Tapi ada sebuah naskah yang mengharuskan aktornya untuk melakukan suatu hal seperti “duduk termangu” ataupun yang lainnya. Itu menjadikan seorang actor merasa terpaksa dan tidak bisa berekspresi dengan bebas. Memang ada naskah yang seperti itu ?
Ya, kalau naskah mungkin hanya berbentuk tulisan yang meluruskan. Apakah ada naskah yang memasung kreativitas actor ? sepertinya tidak ada. Naskah yang seperti itu karena sebuah naskah hanya memberi ilustrasi karakter tokoh, makanya menjadi actor harus banyak bergaul dengan orang lain karena ada 5 orang yang duduk saja sudah berbeda.

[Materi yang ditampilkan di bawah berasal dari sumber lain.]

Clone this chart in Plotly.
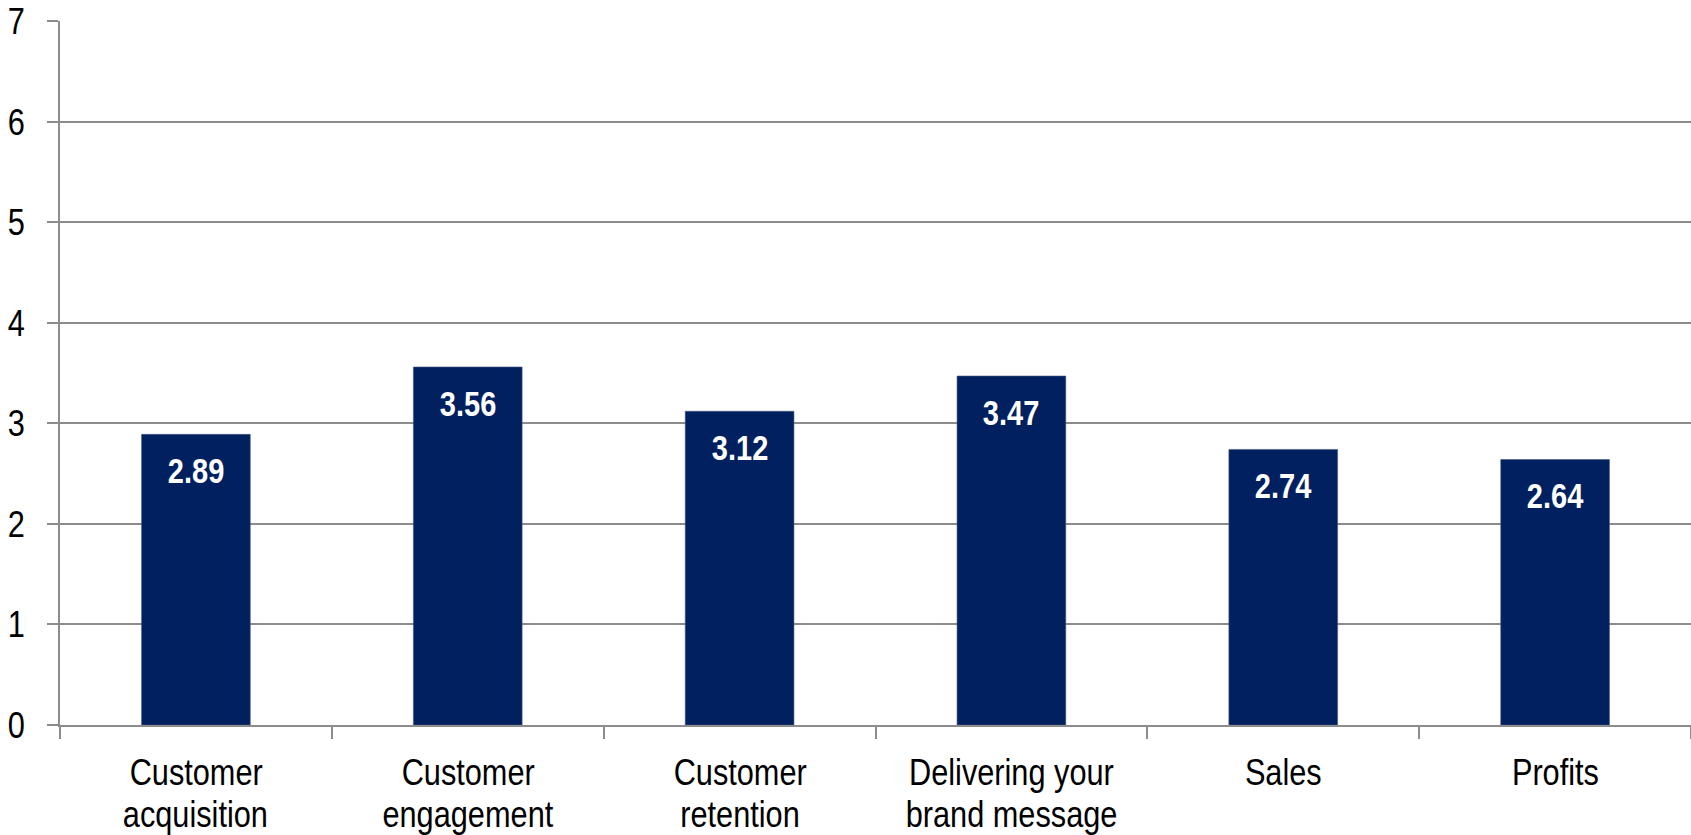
import plotly.graph_objects as go

categories = [
    "Customer\nacquisition",
    "Customer\nengagement",
    "Customer\nretention",
    "Delivering your\nbrand message",
    "Sales",
    "Profits",
]
scores = [2.89, 3.56, 3.12, 3.47, 2.74, 2.64]
y_ticks = [0, 1, 2, 3, 4, 5, 6, 7]

NAVY = "#002060"
GRID = "#8c8c8c"
FONT = "Liberation Sans, Arial, sans-serif"

keys = [c.replace("\n", " ") for c in categories]

fig = go.Figure(
    go.Bar(
        x=keys,
        y=scores,
        marker=dict(color=NAVY, line=dict(color="#4a5a80", width=0.6)),
        width=0.4,
        hoverinfo="skip",
    )
)

annotations = []
# value labels inside the top of each bar
for k, v in zip(keys, scores):
    annotations.append(
        dict(
            x=k, y=v, xref="x", yref="y",
            text=f"{v:.2f}", showarrow=False,
            yanchor="top", yshift=-15,
            font=dict(family=FONT, size=35, color="white", weight="bold"),
        )
    )
# two-line category labels under the axis
for k, c in zip(keys, categories):
    for i, line in enumerate(c.split("\n")):
        annotations.append(
            dict(
                x=k, y=0, xref="x", yref="paper",
                text=line, showarrow=False,
                yanchor="top", yshift=-25 - 42 * i,
                font=dict(family=FONT, size=37, color="black"),
            )
        )

fig.update_layout(
    width=1691,
    height=835,
    margin=dict(l=60, r=0, t=21, b=110),
    plot_bgcolor="white",
    paper_bgcolor="white",
    showlegend=False,
    bargap=0.6,
    annotations=annotations,
)
fig.update_xaxes(
    type="category",
    showticklabels=False,
    tickson="boundaries",
    ticks="outside",
    ticklen=12,
    tickcolor=GRID,
    tickwidth=1.5,
    showline=True,
    linecolor=GRID,
    linewidth=1.5,
    showgrid=False,
)
fig.update_yaxes(
    range=[0, 7],
    tickvals=y_ticks,
    ticks="outside",
    ticklen=11,
    tickcolor=GRID,
    tickwidth=1.5,
    ticklabelstandoff=15,
    tickfont=dict(family=FONT, size=37, color="black"),
    showgrid=True,
    gridcolor=GRID,
    gridwidth=1.5,
    showline=True,
    linecolor=GRID,
    linewidth=1.5,
    zeroline=False,
)

# narrow the glyphs horizontally for a condensed look
squeeze_js = """
(function(){
  function squeeze(){
    var gd = document.getElementById('{plot_id}');
    if (!gd) return;
    gd.querySelectorAll('text').forEach(function(t){
      if (t.getAttribute('data-sq')) return;
      var L = t.getComputedTextLength();
      if (L > 0) {
        t.setAttribute('textLength', (L * 0.83).toFixed(1));
        t.setAttribute('lengthAdjust', 'spacingAndGlyphs');
        t.setAttribute('data-sq', '1');
      }
    });
  }
  squeeze();
  setTimeout(squeeze, 50);
  var gd = document.getElementById('{plot_id}');
  if (gd && gd.on) gd.on('plotly_afterplot', squeeze);
})();
"""

fig.write_html("out.html", post_script=squeeze_js)
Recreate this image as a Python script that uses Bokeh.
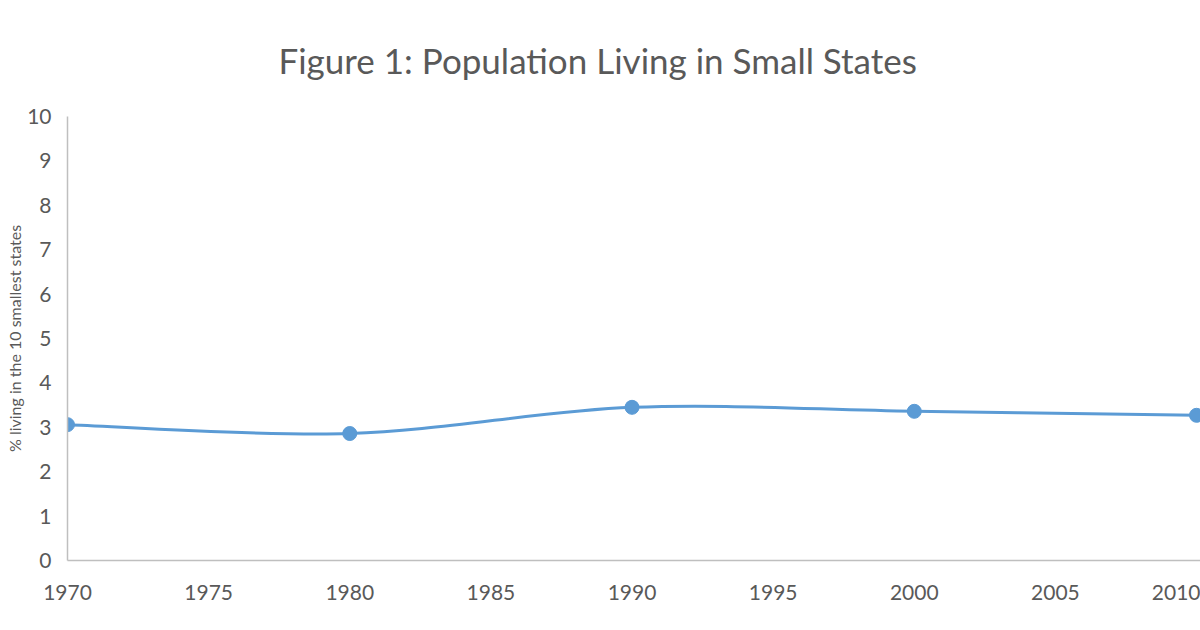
from bokeh.plotting import figure
from bokeh.models import Range1d, SingleIntervalTicker
from bokeh.embed import file_html
from bokeh.resources import INLINE

# ---- data ----
years = [1970, 1980, 1990, 2000, 2010]
pct_small_states = [3.06, 2.86, 3.45, 3.36, 3.27]
title_text = "Figure 1: Population Living in Small States"
y_label_text = "% living in the 10 smallest states"

# ---- layout ----
W, H = 1200, 630
LEFT, TOP, BOTTOM, RIGHT = 67, 113, 70, 0
X0, X1 = 1970, 2010.14
Y0, Y1 = 0, 10

BLUE = "#5B9BD5"
GREY_TXT = "#595959"
AXIS = "#BFBFBF"
FONT = "Lato"

p = figure(width=W, height=H, output_backend="svg", toolbar_location=None,
           x_range=Range1d(X0, X1), y_range=Range1d(Y0, Y1),
           min_border_left=LEFT, min_border_top=TOP,
           min_border_bottom=BOTTOM, min_border_right=RIGHT)
p.outline_line_color = None
p.xgrid.grid_line_color = None
p.ygrid.grid_line_color = None
p.background_fill_color = "white"
p.border_fill_color = "white"

p.title.text = title_text
p.title.align = "left"
p.title.offset = 211
p.title.text_font = FONT
p.title.text_font_size = "35px"
p.title.text_font_style = "normal"
p.title.text_color = GREY_TXT
p.title.vertical_align = "bottom"
p.title.standoff = 72

for ax in (p.xaxis[0], p.yaxis[0]):
    ax.axis_line_color = AXIS
    ax.axis_line_width = 1.5
    ax.major_tick_line_color = None
    ax.minor_tick_line_color = None
    ax.major_tick_out = 0
    ax.major_tick_in = 0
    ax.minor_tick_out = 0
    ax.major_label_text_color = GREY_TXT
    ax.major_label_text_font = FONT
    ax.major_label_text_font_size = "21px"

p.xaxis[0].ticker = SingleIntervalTicker(interval=5)
p.yaxis[0].ticker = SingleIntervalTicker(interval=1)
p.xaxis[0].major_label_standoff = 24
p.yaxis[0].major_label_standoff = 16
p.yaxis[0].axis_label = y_label_text
p.yaxis[0].axis_label_text_font = FONT
p.yaxis[0].axis_label_text_font_size = "16px"
p.yaxis[0].axis_label_text_font_style = "normal"
p.yaxis[0].axis_label_text_color = GREY_TXT
p.yaxis[0].axis_label_standoff = 0

# smooth line (Excel-style smoothing via cubic Bezier segments)
n = len(years)
pts = list(zip(years, pct_small_states))
def P(i):
    return pts[max(0, min(n - 1, i))]
x0s, y0s, x1s, y1s, cx0, cy0, cx1, cy1 = [], [], [], [], [], [], [], []
for i in range(n - 1):
    pa, pb, pm, pn = P(i), P(i + 1), P(i - 1), P(i + 2)
    x0s.append(pa[0]); y0s.append(pa[1])
    x1s.append(pb[0]); y1s.append(pb[1])
    cx0.append(pa[0] + (pb[0] - pm[0]) / 6); cy0.append(pa[1] + (pb[1] - pm[1]) / 6)
    cx1.append(pb[0] - (pn[0] - pa[0]) / 6); cy1.append(pb[1] - (pn[1] - pa[1]) / 6)
p.bezier(x0=x0s, y0=y0s, x1=x1s, y1=y1s, cx0=cx0, cy0=cy0, cx1=cx1, cy1=cy1,
         line_color=BLUE, line_width=3)
p.scatter(years, pct_small_states, size=14, fill_color=BLUE, line_color=BLUE)

open("out.html", "w").write(file_html(p, INLINE))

Perbedaan drama dengan teater apa?
Sepertinya sama, hanya istilahnya saja yang berbeda. Sebelum ada islitah drama ada istilah “TONIL”. Setelah itu ada istilah drama kemudian menjadi modern menjdi teater karena ada sebuah gedung yang bernama teater. Kemudian teater menjadi sebuh grup. Biasanya drama cenderung pada realis. Tetapi pada intinya drama dan teater itu sama saja. Biasanya yang membedakan hanya sajiannya saja.

Pesan bapak kepada para siswa yang kurang minat sama drama dan teater, bagaimana supaya drama teater itu diminati ?
Sebetulnya drama/teater itu adalah sebuah media untuk mempromosikan sesuatu dan berlatih berperan. Kalian seharusnya bangga karena di sekolah ada ekstra teater. Sekolah perlu menyeimbangkan visi akademisnya yang mengedepankan otaknya dengan seni budayanya yang berhubungan dengan hati. Jadi, keseimbangan antara otak dan hati itu juga penting.